There will be three different costs pilots running from this autumn as the impact of the Jackson report spreads, the Civil Procedure Rule Committee has decided.

It has also accepted the report’s recommendation to reverse the Court of Appeal’s highly controversial Carver ruling, which threw a major spanner in the workings of part 36 offers.

In addition to the year-long national costs management pilot in mercantile and technology and construction courts, which starts on 1 October after being trialled in Birmingham, the committee has extended both the defamation costs management pilot and the county court provisional assessment pilot for a further year from the same date.

The rules of the new pilot have been published and are similar to those for the defamation pilot, requiring the parties to provide the court and each other with a detailed budget of the estimated costs for the entire case prior to the first case management conference.

The court has the power to monitor expenditure against the budget throughout the case, while any party can apply to the court to revise their budget or if they believe another party “is behaving oppressively in seeking to cause that party to spend money disproportionately on costs”. The costs awarded at the end of the case will usually be those in the approved budget.

The defamation pilot, taking place in London and Manchester, has been amended to clarify that only future costs are being approved and that the approved budget is not a detailed assessment made in advance.

Speaking earlier this year at an event hosted by the Association of Costs Lawyers, Master Hurst admitted that the defamation pilot “is throwing up certain problems”, although he said that was the point of having pilots.

“On the one hand, both sides may put in high estimates of costs, but neither side takes any point on the size of the other’s budget,” he said. “This may result in budgets being approved which are in fact unreasonable and disproportionate.”

The provisional assessment pilot taking place in Leeds, York and Scarborough has been extended to allow for collection of further data and refinement of procedures ahead of what is likely to be a national roll-out.

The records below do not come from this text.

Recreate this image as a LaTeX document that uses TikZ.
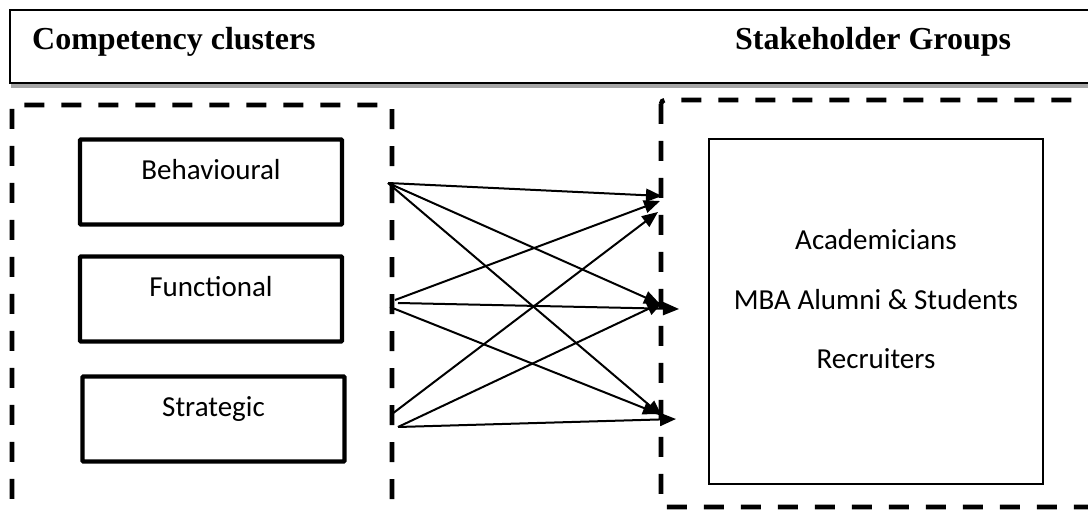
\documentclass[tikz,border=0pt]{standalone}
\usepackage{fontspec}
\setmainfont{Carlito}
\newfontfamily\headfont{Liberation Serif}
\usetikzlibrary{arrows.meta, positioning, calc, shadows}

\begin{document}
\begin{tikzpicture}[
        x=1pt, y=-1pt,
        headbox/.style={
            rectangle,
            draw=black,
            line width=2.8pt,
            fill=white,
            minimum width=1090pt,
            minimum height=73pt,
            drop shadow={shadow xshift=1pt, shadow yshift=-5pt, fill=black, opacity=0.35}
        },
        headtext/.style={
            font=\headfont\bfseries\fontsize{32}{38}\selectfont,
            inner sep=0pt,
            anchor=base west
        },
        groupframe/.style={
            draw=black,
            line width=4.6pt,
            dash pattern=on 20pt off 17pt,
            rounded corners=4pt
        },
        cluster/.style={
            rectangle,
            rounded corners=1pt,
            draw=black,
            line width=4.4pt,
            minimum width=262pt,
            inner sep=0pt,
            text height=40.5pt,
            text depth=44.5pt,
            anchor=base,
            font=\fontsize{29}{35}\selectfont
        },
        grpbox/.style={
            rectangle,
            draw=black,
            line width=2.4pt,
            minimum width=334pt,
            minimum height=345pt
        },
        grptext/.style={
            inner sep=0pt,
            anchor=base,
            font=\fontsize{29}{35}\selectfont
        },
        link/.style={
            -{Triangle[length=16pt, width=13pt]},
            line width=2pt
        }
    ]
        \useasboundingbox (0,0) rectangle (1088,510);
        \clip (0,0) rectangle (1088,510);

        % header
        \node[headbox] (head) at (555,46.5) {};
        \node[headtext] (hclusters) at (32,50) {Competency clusters};
        \node[headtext] (hstake) at (735,50) {Stakeholder Groups};

        % dashed frames
        \draw[groupframe] (12,105) rectangle (392,560);
        \draw[groupframe] (661,100) rectangle (1130,507);

        % competency clusters
        \node[cluster] (beh) at (211,180) {Behavioural};
        \node[cluster] (fun) at (211,297) {Functional};
        \node[cluster] (str) at (213.5,417) {Strategic};

        % stakeholder groups
        \node[grpbox] (grp) at (876,311.5) {};
        \node[grptext] (acad) at (876,250) {Academicians};
        \node[grptext] (alum) at (876,310) {MBA Alumni \& Students};
        \node[grptext] (recr) at (876,369) {Recruiters};

        % connector ends
        \coordinate (bOut) at (388,183);
        \coordinate (fOutA) at (395,300);
        \coordinate (fOutB) at (398,303);
        \coordinate (fOutC) at (390,307);
        \coordinate (sOutA) at (392,414);
        \coordinate (sOutB) at (398,427);
        \coordinate (aIn) at (662,196);
        \coordinate (aIn2) at (660,201);
        \coordinate (aIn3) at (658,212);
        \coordinate (mIn) at (660,304);
        \coordinate (mIn2) at (679,309);
        \coordinate (mIn3) at (663,302);
        \coordinate (rIn) at (662,416);
        \coordinate (rIn2) at (659,414);
        \coordinate (rIn3) at (676,419);

        \foreach \from/\to in {bOut/aIn, bOut/mIn, bOut/rIn,
                fOutA/aIn2, fOutB/mIn2, fOutC/rIn2,
                sOutA/aIn3, sOutB/mIn3, sOutB/rIn3}
            \draw[link] (\from) -- (\to);
    \end{tikzpicture}
\end{document}
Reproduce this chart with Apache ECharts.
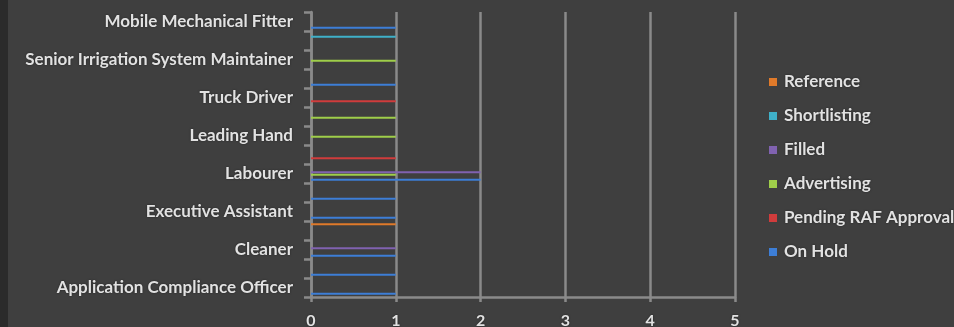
<!DOCTYPE html>
<html>
<head>
<meta charset="utf-8">
<script src="https://cdn.jsdelivr.net/npm/echarts@6/dist/echarts.min.js"></script>
<style>
html,body{margin:0;padding:0;background:#3f3f3f;}
#c{width:954px;height:327px;}
</style>
</head>
<body>
<div id="c"></div>
<script>
// Categories bottom to top (every other label is hidden by the axis, as in the reference)
const categories = [
  'Application Compliance Officer', 'Position 2', 'Cleaner', 'Position 4',
  'Executive Assistant', 'Position 6', 'Labourer', 'Position 8',
  'Leading Hand', 'Position 10', 'Truck Driver', 'Position 12',
  'Senior Irrigation System Maintainer', 'Position 14', 'Mobile Mechanical Fitter'
];
const onHold       = [1, 1, 1, 0, 1, 1, 2, 0, 0, 0, 0, 1, 0, 0, 1];
const pendingRAF   = [0, 0, 0, 0, 0, 0, 0, 1, 0, 0, 1, 0, 0, 0, 0];
const advertising  = [0, 0, 0, 0, 0, 0, 1, 0, 1, 1, 0, 0, 1, 0, 0];
const filled       = [0, 0, 1, 0, 0, 0, 2, 0, 0, 0, 0, 0, 0, 0, 0];
const shortlisting = [0, 0, 0, 0, 0, 0, 0, 0, 0, 0, 0, 0, 0, 1, 0];
const reference    = [0, 0, 0, 1, 0, 0, 0, 0, 0, 0, 0, 0, 0, 0, 0];
const xTicks = [0, 1, 2, 3, 4, 5];

// ECharts puts the first series at the top of each band, so list top-to-bottom
const seriesDefs = [
  {name: 'Reference', data: reference, color: '#e07a2a'},
  {name: 'Shortlisting', data: shortlisting, color: '#3fb0c8'},
  {name: 'Filled', data: filled, color: '#8062b0'},
  {name: 'Advertising', data: advertising, color: '#9fce4a'},
  {name: 'Pending RAF Approval', data: pendingRAF, color: '#d03c3c'},
  {name: 'On Hold', data: onHold, color: '#3d7ed6'}
];
const legendOrder = ['Reference', 'Shortlisting', 'Filled', 'Advertising', 'Pending RAF Approval', 'On Hold'];

const chart = echarts.init(document.getElementById('c'), null, {renderer: 'canvas'});
const txt = {color: '#e2e2e2', fontFamily: 'Lato', fontWeight: 'bold', fontSize: 17,
  textShadowColor: 'rgba(0,0,0,0.5)', textShadowBlur: 2};
chart.setOption({
  backgroundColor: '#3f3f3f',
  animation: false,
  graphic: [{type: 'rect', shape: {x: 0, y: 0, width: 8, height: 327}, style: {fill: '#2b2b2b'}, z: -1}],
  grid: {left: 311, right: 219, top: 12, bottom: 30, containLabel: false, outerBoundsMode: 'none'},
  legend: {
    orient: 'vertical', left: 769, top: 72, itemWidth: 8, itemHeight: 8, itemGap: 14,
    icon: 'rect', data: legendOrder, padding: 0,
    textStyle: Object.assign({}, txt, {fontSize: 17, padding: [0, 0, 0, 2], lineHeight: 20})
  },
  xAxis: {
    type: 'value', min: xTicks[0], max: xTicks[xTicks.length - 1], interval: 1,
    axisLine: {show: true, lineStyle: {color: '#8a8a8a', width: 2.5}},
    axisTick: {show: true, length: 5, lineStyle: {color: '#8a8a8a', width: 2.5}},
    splitLine: {show: true, lineStyle: {color: '#8a8a8a', width: 2.5}},
    axisLabel: Object.assign({}, txt, {fontSize: 16, margin: 16, formatter: v => String(v)})
  },
  yAxis: {
    type: 'category', data: categories,
    axisLine: {show: true, lineStyle: {color: '#8a8a8a', width: 2.5}},
    axisTick: {show: true, interval: 0, length: 7, lineStyle: {color: '#8a8a8a', width: 2.5}},
    axisLabel: Object.assign({}, txt, {interval: 1, margin: 18})
  },
  series: seriesDefs.map(s => ({
    name: s.name, type: 'bar', data: s.data, barWidth: 2, barGap: '27%',
    itemStyle: {color: s.color}
  }))
});
</script>
</body>
</html>
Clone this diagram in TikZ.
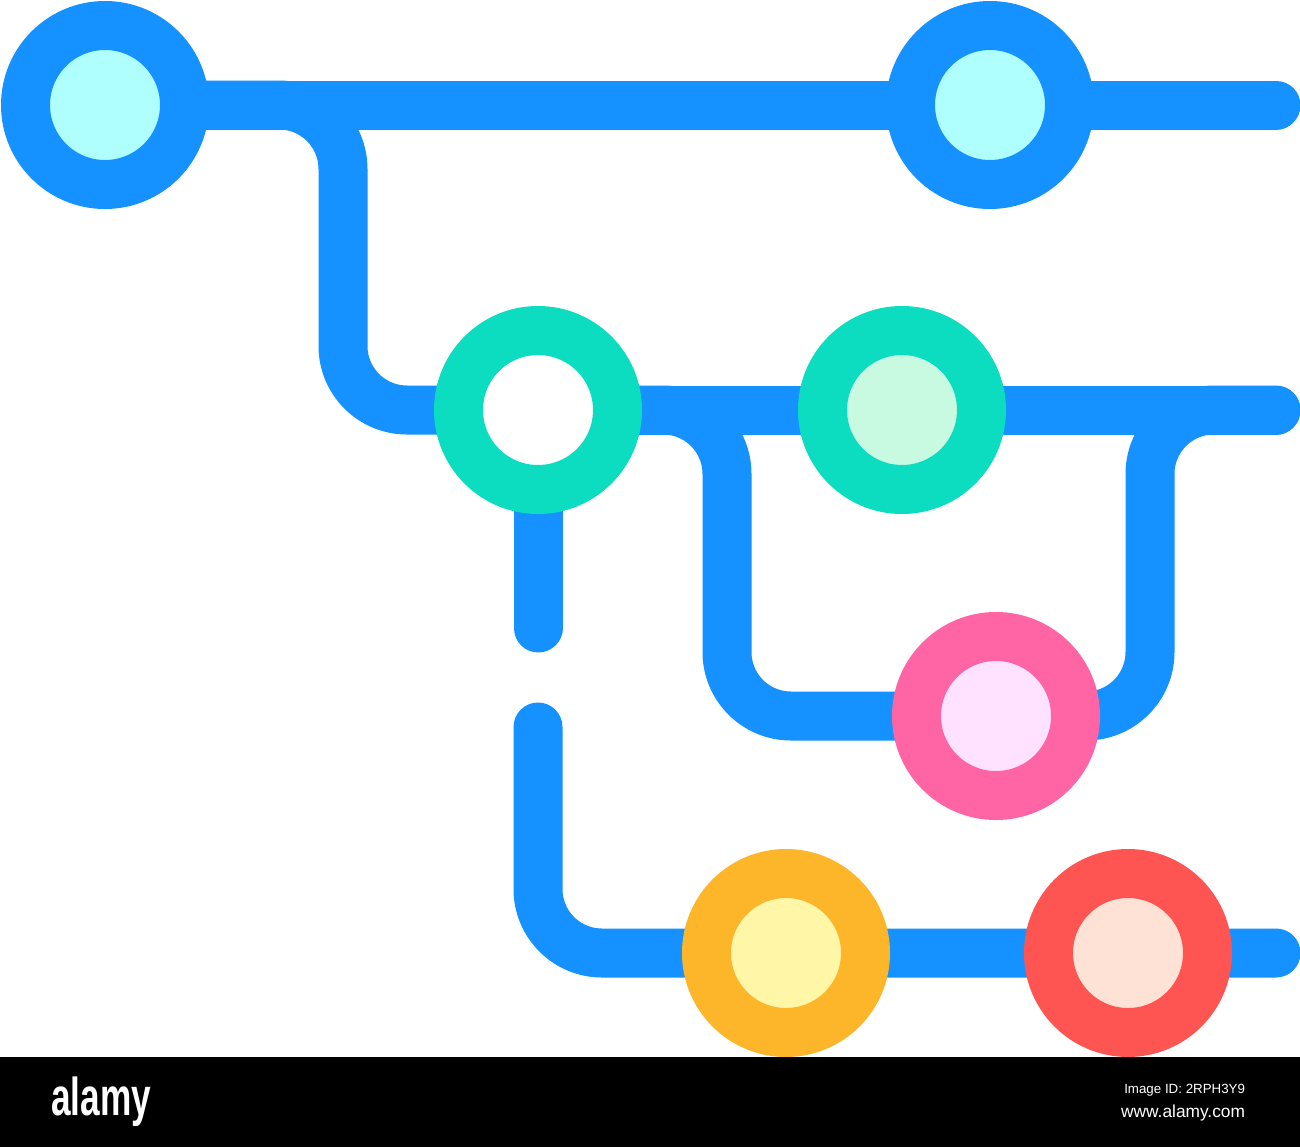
\documentclass[tikz,border=0pt]{standalone}
\usepackage{fontspec}
\setsansfont{Liberation Sans}
\usetikzlibrary{backgrounds}
\definecolor{lineblue}{RGB}{21,146,255}
\definecolor{paleblue}{RGB}{175,255,255}
\definecolor{ringgreen}{RGB}{12,221,192}
\definecolor{palegreen}{RGB}{200,250,225}
\definecolor{ringpink}{RGB}{255,100,165}
\definecolor{palepink}{RGB}{255,226,255}
\definecolor{ringorange}{RGB}{253,182,42}
\definecolor{paleyellow}{RGB}{255,246,168}
\definecolor{ringred}{RGB}{255,85,82}
\definecolor{palepeach}{RGB}{255,226,214}
\tikzset{every picture/.style={line width=0.75pt}}
\tikzset{
  stop/.style={circle, draw, line width=36.75pt, inner sep=0pt, minimum size=119.25pt},
  track/.style={draw=lineblue, line width=36.75pt, line cap=round, line join=round, rounded corners=48pt},
}

\begin{document}
\begin{tikzpicture}[x=0.75pt,y=0.75pt,yscale=-1,xscale=1]
\useasboundingbox (0,0) rectangle (1300,1147);

% Stations
\node [stop, draw=lineblue, fill=paleblue] (start) at (105,105) {};
\node [stop, draw=lineblue, fill=paleblue] (top) at (990,105) {};
\node [stop, draw=ringgreen, fill=white] (mid) at (538,410) {};
\node [stop, draw=ringgreen, fill=palegreen] (midr) at (902,410) {};
\node [stop, draw=ringpink, fill=palepink] (loop) at (996,716) {};
\node [stop, draw=ringorange, fill=paleyellow] (low) at (786,953) {};
\node [stop, draw=ringred, fill=palepeach] (lowr) at (1128,953) {};

% Line ends
\coordinate (topend) at (1276,105);
\coordinate (midend) at (1276,410);
\coordinate (lowend) at (1276,953);
\coordinate (stub) at (538,628);
\coordinate (drop) at (538,727);

\begin{scope}[on background layer]
\fill [white] (0,0) rectangle (1300,1147);
% Tracks
\draw [track] (start.center) -- (top.center) -- (topend);
\draw [track] (start.center) -| (343,410) -- (mid.center);
\draw [track] (mid.center) -- (midr.center) -- (midend);
\draw [track] (mid.center) -- (stub);
\draw [track] (mid.center) -| (727,716) -- (loop.center) -| (1150,410) -- (midend);
\draw [track] (drop) |- (low.center) -- (lowr.center) -- (lowend);
\end{scope}

% Footer bar
\fill [black] (0,1057) rectangle (1300,1147);
\node [anchor=west, text=white, font=\sffamily\bfseries\fontsize{40}{40}\selectfont, xscale=0.66] (logo) at (48,1102) {alamy};
\node [anchor=east, text=white, font=\sffamily\fontsize{10}{10}\selectfont] (imgid) at (1250,1090) {Image ID: 2RPH3Y9};
\node [anchor=east, text=white, font=\sffamily\fontsize{13}{13}\selectfont] (site) at (1250,1113) {www.alamy.com};

\end{tikzpicture}
\end{document}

It allows for the provisional assessment of bills of costs of £25,000 or less. The district judge makes an assessment on the papers, but a party can request an oral hearing if unhappy with the decision – albeit at risk of a penalty if they fail to beat the provisional assessment by at least 20%. The district judge overseeing the pilot, Robert Hill, has said it is working smoothly.

Before 2008, so long as a claimant beat the defendant’s part 36 offer by any amount, or equalled their own offer, he avoided costs sanctions. But in Carver v BAA [2008] EWCA Civ 412 – where the claimant beat the part 36 offer by £51 – the Court of Appeal said judges should take a broader view of whether the final outcome showed the case was worth the fight.

In his final report, Lord Justice Jackson said Carver had introduced “an unwelcome degree of uncertainty into the part 36 regime” and also “tends to depress the level of settlements” because claimants are wary of taking the risk of going to trial.

The rule committee has approved a clarification to part 36 that says “‘more advantageous’ means better in money terms by any amount, however small, and ‘at least as advantageous’ shall be construed accordingly”. It too will take effect from 1 October, when the 57th update to the Civil Procedure Rules comes into force.